Убаюканная мягким тетиным голосом, Ангелина вскоре заснула. Пропажи перламутровой кофейной чашечки она так и не заметила, а о Толеньке почему-то и вовсе не вспомнила.
Толенька уже ждал у лифта. Поверх своих обносков он накинул затасканную темную куртку со сломанной молнией. Через плечи крест-накрест были перекинуты две самодельные матерчатые сумки с длинными ручками: одна с пластиковыми бутылками, другая пустая. Он по-прежнему был босиком.
Первым делом Толенька подскочил к ним и по очереди принюхался к каждому.

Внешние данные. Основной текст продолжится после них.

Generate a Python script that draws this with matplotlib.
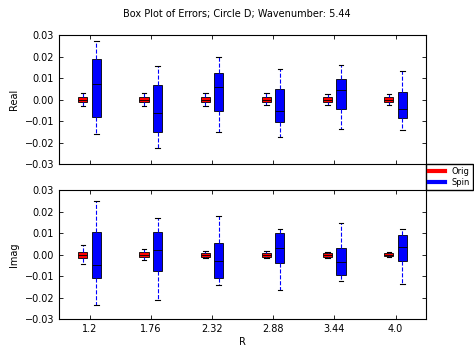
import matplotlib
matplotlib.use("Agg")
import matplotlib.pyplot as plt
from matplotlib.lines import Line2D

r_labels = ["1.2", "1.76", "2.32", "2.88", "3.44", "4.0"]

# each list: [whislo, q1, median, q3, whishi]
real_orig = [
    [-0.0030, -0.0010, 0.0000, 0.0011, 0.0031],
    [-0.0032, -0.0010, 0.0000, 0.0011, 0.0031],
    [-0.0030, -0.0010, 0.0000, 0.0011, 0.0031],
    [-0.0027, -0.0010, 0.0000, 0.0010, 0.0029],
    [-0.0024, -0.0010, 0.0000, 0.0010, 0.0026],
    [-0.0024, -0.0010, 0.0000, 0.0010, 0.0026],
]
real_spin = [
    [-0.0162, -0.0083, 0.0072, 0.0191, 0.0275],
    [-0.0224, -0.0150, -0.0064, 0.0066, 0.0156],
    [-0.0151, -0.0055, 0.0060, 0.0123, 0.0199],
    [-0.0176, -0.0103, -0.0052, 0.0049, 0.0143],
    [-0.0137, -0.0043, 0.0044, 0.0094, 0.0162],
    [-0.0143, -0.0086, -0.0043, 0.0036, 0.0132],
]
imag_orig = [
    [-0.0045, -0.0017, 0.0000, 0.0014, 0.0043],
    [-0.0025, -0.0011, 0.0000, 0.0012, 0.0025],
    [-0.0014, -0.0011, 0.0000, 0.0008, 0.0015],
    [-0.0014, -0.0010, 0.0000, 0.0010, 0.0015],
    [-0.0014, -0.0010, 0.0000, 0.0010, 0.0014],
    [-0.0012, -0.0008, 0.0000, 0.0006, 0.0012],
]
imag_spin = [
    [-0.0233, -0.0107, -0.0050, 0.0105, 0.0250],
    [-0.0209, -0.0076, 0.0023, 0.0107, 0.0172],
    [-0.0140, -0.0107, -0.0030, 0.0054, 0.0181],
    [-0.0163, -0.0039, 0.0031, 0.0102, 0.0121],
    [-0.0122, -0.0096, -0.0033, 0.0031, 0.0147],
    [-0.0135, -0.0029, 0.0037, 0.0093, 0.0121],
]

plt.rcParams["font.size"] = 7
plt.rcParams["xtick.direction"] = "in"
plt.rcParams["ytick.direction"] = "in"
plt.rcParams["xtick.top"] = True
plt.rcParams["ytick.right"] = True
plt.rcParams["axes.linewidth"] = 0.8


def to_stats(rows):
    stats = []
    for lo, q1, med, q3, hi in rows:
        stats.append(dict(whislo=lo, q1=q1, med=med, q3=q3, whishi=hi, fliers=[]))
    return stats


def draw_boxes(ax, rows, positions, color):
    ax.bxp(to_stats(rows), positions=positions, widths=0.15, patch_artist=True,
           showfliers=False, manage_ticks=False,
           boxprops=dict(facecolor=color, edgecolor="black", linewidth=0.6),
           whiskerprops=dict(color="blue", linestyle="--", linewidth=0.8),
           capprops=dict(color="black", linewidth=0.8),
           medianprops=dict(color="black", linewidth=0.6))


fig = plt.figure(figsize=(4.74, 3.55), dpi=100)
ax1 = fig.add_axes([0.1245, 0.538, 0.7745, 0.363])
ax2 = fig.add_axes([0.1245, 0.101, 0.7745, 0.363])

pos = list(range(1, len(r_labels) + 1))
for ax, orig, spin, name in [(ax1, real_orig, real_spin, "Real"),
                             (ax2, imag_orig, imag_spin, "Imag")]:
    draw_boxes(ax, orig, [p - 0.11 for p in pos], "red")
    draw_boxes(ax, spin, [p + 0.11 for p in pos], "blue")
    ax.set_xlim(0.5, 6.5)
    ax.set_ylim(-0.03, 0.03)
    ax.set_yticks([-0.03, -0.02, -0.01, 0.0, 0.01, 0.02, 0.03])
    ax.set_xticks(pos)
    ax.set_ylabel(name)
    ax.tick_params(length=3, width=0.6)

ax1.set_xticklabels([])
ax2.set_xticklabels(r_labels)
ax2.set_xlabel("R", labelpad=2)

handles = [Line2D([], [], color="red", lw=3), Line2D([], [], color="blue", lw=3)]
ax1.legend(handles, ["Orig", "Spin"], loc="upper left", bbox_to_anchor=(1.0, 0.0),
           fontsize=6, fancybox=False, edgecolor="black", framealpha=1,
           handlelength=2, borderpad=0.3, labelspacing=0.3, borderaxespad=0)

fig.suptitle("Box Plot of Errors; Circle D; Wavenumber: 5.44", y=0.975, fontsize=7)
fig.savefig("out.png", dpi=100)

– Да, еще есть, еще есть… – бормотал он при этом. – Ничего, нюхачи спят… Нюхачей в обход обойдем, ничего…
Закончив с обнюхиванием, он вернулся к лифту и нажал кнопку.
– Пойдемте, пойдемте, – тощая рука привычным жестом загребала воздух. – Долго собирались!

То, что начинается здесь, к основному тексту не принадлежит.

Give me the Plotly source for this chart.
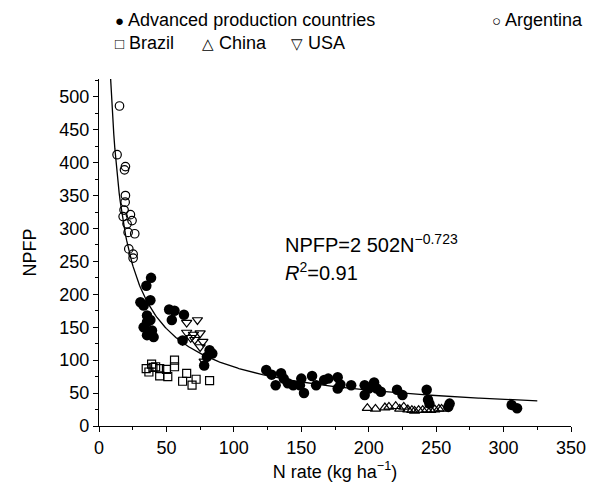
import numpy as np
import plotly.graph_objects as go

# ---- data ----
adv_x = [30.7, 33.1, 35.1, 38.6, 38.1, 35.6, 35.6, 38.1, 33.1, 39.3, 35.6, 40.5,
         52, 56, 54, 63, 62, 82, 84, 80, 78,
         124, 128, 131, 135, 137, 140, 144, 149, 150, 152, 158, 161, 167, 170,
         177, 179, 177, 187, 197, 197, 200, 204, 206, 209, 221, 225,
         243, 244, 245, 260, 259, 306, 310]
adv_y = [188, 183, 213, 225, 191, 168, 158, 161, 150, 145, 138, 135,
         177, 175, 161, 169, 130, 115, 110, 105, 92,
         85, 78, 62, 80, 72, 65, 62, 62, 72, 50, 76, 62, 70, 72,
         74, 63, 57, 62, 62, 47, 57, 66, 57, 52, 55, 47,
         55, 40, 34, 34, 29, 32, 27]

arg_x = [15.2, 13.4, 19.6, 18.9, 19.6, 19.4, 18.6, 23.3, 17.9, 24.5, 20.8, 21.6,
         26.5, 22.1, 25.3, 25.3]
arg_y = [486, 412, 394, 389, 350, 340, 328, 321, 318, 312, 307, 294,
         292, 269, 261, 255]

bra_x = [35, 37, 39, 40, 42, 45, 45, 50, 51, 56, 56, 65, 62, 69, 72, 82]
bra_y = [87, 82, 94, 89, 90, 87, 76, 86, 75, 100, 90, 80, 68, 62, 71, 69]

chn_x = [199, 205, 212, 215, 220, 223, 226, 229, 232, 234, 237, 240, 243, 246,
         249, 252, 254]
chn_y = [27, 26, 28, 29, 30, 26, 29, 25, 24, 23, 24, 24, 25, 24, 25, 26, 26]

usa_x = [65, 73, 65, 70, 75, 62, 68, 71, 77, 75, 78]
usa_y = [157, 161, 142, 139, 141, 130, 134, 131, 128, 120, 98]

# fitted curve NPFP = a * N^b (as printed on the chart)
fit_a = 2502
fit_b = -0.723
fit_n_min, fit_n_max = 8.6, 325

x_ticks = [0, 50, 100, 150, 200, 250, 300, 350]
y_ticks = [0, 50, 100, 150, 200, 250, 300, 350, 400, 450, 500]

FONT = "Liberation Sans, Arial, sans-serif"

fig = go.Figure()

fx = np.linspace(fit_n_min, fit_n_max, 400)
fig.add_trace(go.Scatter(x=fx, y=fit_a * fx ** fit_b, mode="lines",
                         line=dict(color="black", width=1.3), showlegend=False,
                         hoverinfo="skip"))

fig.add_trace(go.Scatter(x=bra_x, y=bra_y, mode="markers", name="Brazil",
                         marker=dict(symbol="square-open", size=8, color="black",
                                     line=dict(width=1.2))))
fig.add_trace(go.Scatter(x=chn_x, y=chn_y, mode="markers", name="China",
                         marker=dict(symbol="triangle-up-open", size=9, color="black",
                                     line=dict(width=1.2))))
fig.add_trace(go.Scatter(x=usa_x, y=usa_y, mode="markers", name="USA",
                         marker=dict(symbol="triangle-down-open", size=9, color="black",
                                     line=dict(width=1.2))))
fig.add_trace(go.Scatter(x=arg_x, y=arg_y, mode="markers", name="Argentina",
                         marker=dict(symbol="circle-open", size=8.5, color="black",
                                     line=dict(width=1.2))))
fig.add_trace(go.Scatter(x=adv_x, y=adv_y, mode="markers",
                         name="Advanced production countries",
                         marker=dict(symbol="circle", size=10.5, color="black")))

axis_common = dict(showline=True, linecolor="black", linewidth=1.2,
                   ticks="outside", ticklen=5, tickwidth=1.2, tickcolor="black",
                   showgrid=False, zeroline=False, mirror=False, automargin=False,
                   tickfont=dict(family=FONT, size=18, color="black"),
                   minor=dict(ticks="outside", ticklen=3, tickwidth=1.2,
                              tickcolor="black", dtick=25, showgrid=False))

fig.update_xaxes(range=[0, 350], tickvals=x_ticks,
                 title=dict(text="N rate (kg ha<sup>−1</sup>)",
                            font=dict(family=FONT, size=18, color="black"),
                            standoff=8),
                 **axis_common)
fig.update_yaxes(range=[0, 527], tickvals=y_ticks,
                 title=dict(text="NPFP", font=dict(family=FONT, size=18, color="black"),
                            standoff=17),
                 **axis_common)

PLOT_L, PLOT_T, PLOT_W, PLOT_H = 98.5, 79, 473.0, 347.0

legend_items = [
    ("●", "Advanced production countries", 113, 20),
    ("○", "Argentina", 490, 20),
    ("□", "Brazil", 113, 43),
    ("△", "China", 200, 43),
    ("▽", "USA", 289, 43),
]
annotations = []
for sym, txt, px, py in legend_items:
    annotations.append(dict(text=f"<span style='font-size:15px'>{sym}</span> {txt}",
                            xref="paper", yref="paper",
                            x=(px - PLOT_L) / PLOT_W, y=1 + (PLOT_T - py) / PLOT_H,
                            xanchor="left", yanchor="middle", showarrow=False,
                            font=dict(family=FONT, size=18, color="black")))

eq_items = [
    ("NPFP=2 502N<sup>−0.723</sup>", 283, 243),
    ("<i>R</i><sup>2</sup>=0.91", 283, 271),
]
for txt, px, py in eq_items:
    annotations.append(dict(text=txt, xref="paper", yref="paper",
                            x=(px - PLOT_L) / PLOT_W, y=1 - (py - PLOT_T) / PLOT_H,
                            xanchor="left", yanchor="middle", showarrow=False,
                            font=dict(family=FONT, size=20, color="black")))

fig.update_layout(width=610, height=493, showlegend=False,
                  margin=dict(l=PLOT_L, r=610 - PLOT_L - PLOT_W, t=PLOT_T,
                              b=493 - PLOT_T - PLOT_H),
                  plot_bgcolor="white", paper_bgcolor="white",
                  annotations=annotations)

fig.write_html("out.html", config={"displayModeBar": False},
               post_script="document.body.style.margin='0px';")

Вчетвером втиснулись в лифт: сначала Олеся с Семеном, потом Толенька и Хлопочкин. Кабина больше не сияла чистотой, не манила ярким светом. Пол и стены были присыпаны тем же слоем сухой пыли, что и подъезд, металлические кнопки объела ржавчина, квадратная лампа под потолком едва светила. Хлопочкин шевелил губами и нижней челюстью, как будто перекатывал во рту леденец. Сосед был мрачен и чуть ли не до хруста сжимал ручку канистры. Олеся слышала, как он грохнул дверью своей квартиры, а перед этим рявкнул:
– Алла, прекрати! Сиди тут, если хочешь! Я все сказал!
Когда Хлопочкин появился из тамбура, Олеся хотела спросить у него о супруге, но, увидев его багровые щеки, прикусила язык.
Значит, Алла Егоровна остается наедине с этим местом. С «радио». Как и Ангелина, про которую Толенька сказал, что «Серая Мать забирает ее».
Кому принадлежала эта жесткая, но вроде бы здравая мысль? Ей? Или…
Олеся не знала.
С натужным скрипом двери кабины сомкнулись, отрезав их от этажа, пусть неприятно изменившегося, но все же привычного. А что ждет снаружи?
Когда лифт, вздрогнув, медленно пошел вниз, по телу Олеси под курткой пробежал неприятный морозец. Ведра, большое Ангелинино и маленькое Олесино, вложенные одно в другое, сделались тяжелыми и неудобными. А если придется бежать? Как она с этими дурацкими ведрами?
Не отрывая взгляда от пятнистого затылка Толеньки, Олеся отцепила одну ладонь от ручки ведра и на ощупь коснулась руки Семена. Тот, тоже не глядя, сжал ее пальцы.
Снова содрогнувшись, лифт остановился.
Дверей не было. Только тусклые, припорошенные пылью стены, совершенно потерявшие свой первоначальный цвет. В оба конца – слепые квадраты тупиков вместо тамбуров с квартирами.
– Пойдемте, пойдемте! – поторопил Толенька, и Хлопочкин, все еще двигающий челюстью, покорно двинулся за ним.
Семен, вооруженный все той же фомкой, пропустил Олесю вперед, а сам пошел последним.
Это место не было тем подъездом, в который Олеся вошла после того, как вышвырнула на улицу пакет с Васиными вещами.